Thompson won’t sign Norquist’s no-tax pledge
Presidential candidate and former Sen. Fred Thompson’s (R-Tenn.) campaign said Monday he will not sign Grover Norquist’s Americans for Tax Reform (ATR) pledge against raising taxes.
Echoing former New York City Mayor Rudy Giuliani (R) and Sen. John McCain (R-Ariz.) in a GOP debate last week, a Thompson campaign spokeswoman said the former senator’s record speaks for itself, and Thompson does not want to be boxed in by signing any pledges.
{mosads}“Fred Thompson’s record of cutting taxes and pushing for reform speaks for itself,” spokeswoman Karen Hanretty said in an e-mail. “This is the approach he will take as president. He is bound by that principle and does not make a practice of signing pledges.”
Thompson, who is trying to run as the true “consistent conservative” in the race, could find himself running afoul of Norquist and other hardcore fiscal conservatives and party insiders by refusing to sign the pledge.
In an interview with The Hill last week, Norquist said he was led to believe by Thompson’s economic advisers that Thompson would sign the pledge.
“I think he will,” Norquist said. “However, he did not sign the pledge when he was in the Senate.”
Norquist added that Thompson’s hesitance to sign “makes me nervous.”
Perhaps sensing that Thompson would rule out signing the pledge, Norquist said such a decision could come back to haunt Thompson’s campaign in conservative areas.
“If he decides not to [sign], it wouldn’t end his race tomorrow,” Norquist said. “But over the next several months, I think it would be a tremendous drag on the ticket.”
Thompson’s campaign, however, was quick to point to the former senator’s record on cutting taxes when he was in the Senate. ATR gives Thompson a lifetime record of 83.75 percent for voting against tax increases during his time in the Senate. McCain is close with an 82.7 percent rating.
McCain and Giuliani both made similar statements last week during a debate in Durham, N.H., hosted by Fox News Channel.
When McCain was asked why he wouldn’t sign the pledge, he responded: “Because there’s no point. I stand on my record. I don’t have to sign pledges. My record stands … for itself. It’s very clear to the American people. I’ve been in this business a long, long time.”
Norquist said he was under the impression that former McCain adviser John Weaver was responsible for McCain’s refusal to sign the pledge. But the senator’s campaign said Monday, months after Weaver’s departure from the campaign, that there are no plans to change position.
“I hope he does,” Norquist said. “And if he does, we’ll praise him for it.”

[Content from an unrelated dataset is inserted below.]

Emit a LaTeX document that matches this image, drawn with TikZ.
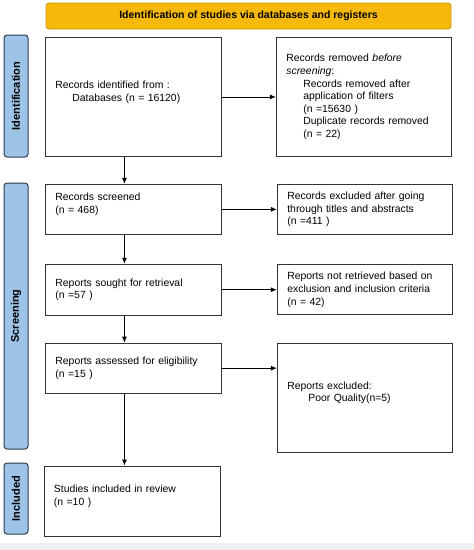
\documentclass[tikz,border=0pt]{standalone}
\usepackage{fontspec}
\setmainfont{Liberation Sans}
\usetikzlibrary{positioning,calc,arrows.meta}
\definecolor{bannerfill}{HTML}{F6B90A}
\definecolor{bannerline}{HTML}{C8960A}
\definecolor{phasefill}{HTML}{9DC3E6}
\definecolor{phaseline}{HTML}{2E3D4F}
\tikzstyle{box} = [draw=black!80, line width=0.9pt, fill=white, rectangle, inner xsep=10pt, align=left, font=\fontsize{10.4}{12.6}\selectfont]
\tikzstyle{leftbox} = [box, text width=156pt, minimum height=50pt]
\tikzstyle{rightbox} = [box, text width=155pt, minimum height=50pt]
\tikzstyle{raised} = [text depth=24.5pt]
\tikzstyle{phase} = [draw=phaseline, line width=1pt, fill=phasefill, rounded corners=3pt, rotate=90, minimum height=24pt, inner sep=0pt, font=\bfseries\fontsize{11}{13}\selectfont]
\tikzstyle{banner} = [draw=bannerline, line width=0.8pt, fill=bannerfill, rounded corners=3pt, minimum width=405pt, minimum height=26pt, inner sep=0pt, font=\bfseries\fontsize{10.5}{12}\selectfont]

\begin{document}
\begin{tikzpicture}[x=1pt, y=1pt, auto, node distance=28pt, >={Latex[length=6pt,width=5pt]}, line width=0.9pt]
        \useasboundingbox (0,0) rectangle (474,-550);
        \fill[black!6] (0,-543) rectangle (474,-550);

        \node [banner] (head) at (248.5,-16) {Identification of studies via databases and registers};

        \node [phase, minimum width=122pt] (phid) at (16,-96) {Identification};
        \node [phase, minimum width=266pt] (phscr) at (16,-316) {Screening};
        \node [phase, minimum width=71pt] (phinc) at (16,-498.5) {Included};

        \node [leftbox, raised, minimum height=119pt, anchor=north west] (id) at (45,-37) {Records identified from :\\\hspace*{17pt}Databases (n = 16120)};
        \node [rightbox, minimum height=119pt, right=54pt of id] (idx) {Records removed \textit{before}\\\textit{screening}:\\\hspace*{17pt}Records removed after\\\hspace*{17pt}application of filters\\\hspace*{17pt}(n =15630 )\\\hspace*{17pt}Duplicate records removed\\\hspace*{17pt}(n = 22)};

        \node [leftbox, raised, below=27pt of id] (screened) {Records screened\\(n = 468)};
        \node [rightbox, right=55pt of screened] (screenx) {Records excluded after going\\through titles and abstracts\\(n =411 )};

        \node [leftbox, minimum height=51pt, below=29pt of screened] (sought) {Reports sought for retrieval\\(n =57 )};
        \node [rightbox, right=55pt of sought] (soughtx) {Reports not retrieved based on\\exclusion and inclusion criteria\\(n = 42)};

        \node [leftbox, below=27pt of sought] (assessed) {Reports assessed for eligibility\\(n =15 )};
        \node [rightbox, raised, minimum height=109pt, anchor=north west] (assessedx) at ($(assessed.north east)+(55,0)$) {Reports excluded:\\\hspace*{21pt}Poor Quality(n=5)};

        \node [leftbox, raised, minimum height=70pt, below=72pt of assessed, xshift=-1.5pt] (included) {Studies included in review\\(n =10 )};

        \draw [->] (id) -- (idx);
        \draw [->] (screened) -- (screenx);
        \draw [->] (sought) -- (soughtx);
        \draw [->] (assessed.east) -- (assessed.east -| assessedx.west);

        \draw [->] ([xshift=-9pt]id.south) -- ([xshift=-9pt]screened.north);
        \draw [->] ([xshift=-9pt]screened.south) -- ([xshift=-9pt]sought.north);
        \draw [->] ([xshift=-9pt]sought.south) -- ([xshift=-9pt]assessed.north);
        \draw [->] ([xshift=-9pt]assessed.south) -- ([xshift=-9pt]assessed.south |- included.north);
    \end{tikzpicture}
\end{document}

Giuliani said he wouldn’t sign the pledge as “a matter of principle.”
“I think if you’re president of the United States, you take one pledge: to uphold the Constitution of the United States,” the former mayor said. “There would be literally thousands of issues on which you would take a pledge if you let groups do that to you. So I’ve always taken the view that you take one pledge, it’s to uphold the Constitution of the United States.”
Giuliani added: “So my record is very, very strong as a tax cutter, but I only think a man running or a woman running for president should take one pledge and that is to uphold the Constitution of the United States.”
While most of the GOP front-runners have said they will not sign the pledge, former Massachusetts Gov. Mitt Romney, former Arkansas Gov. Mike Huckabee and Kansas Sen. Sam Brownback all have done so.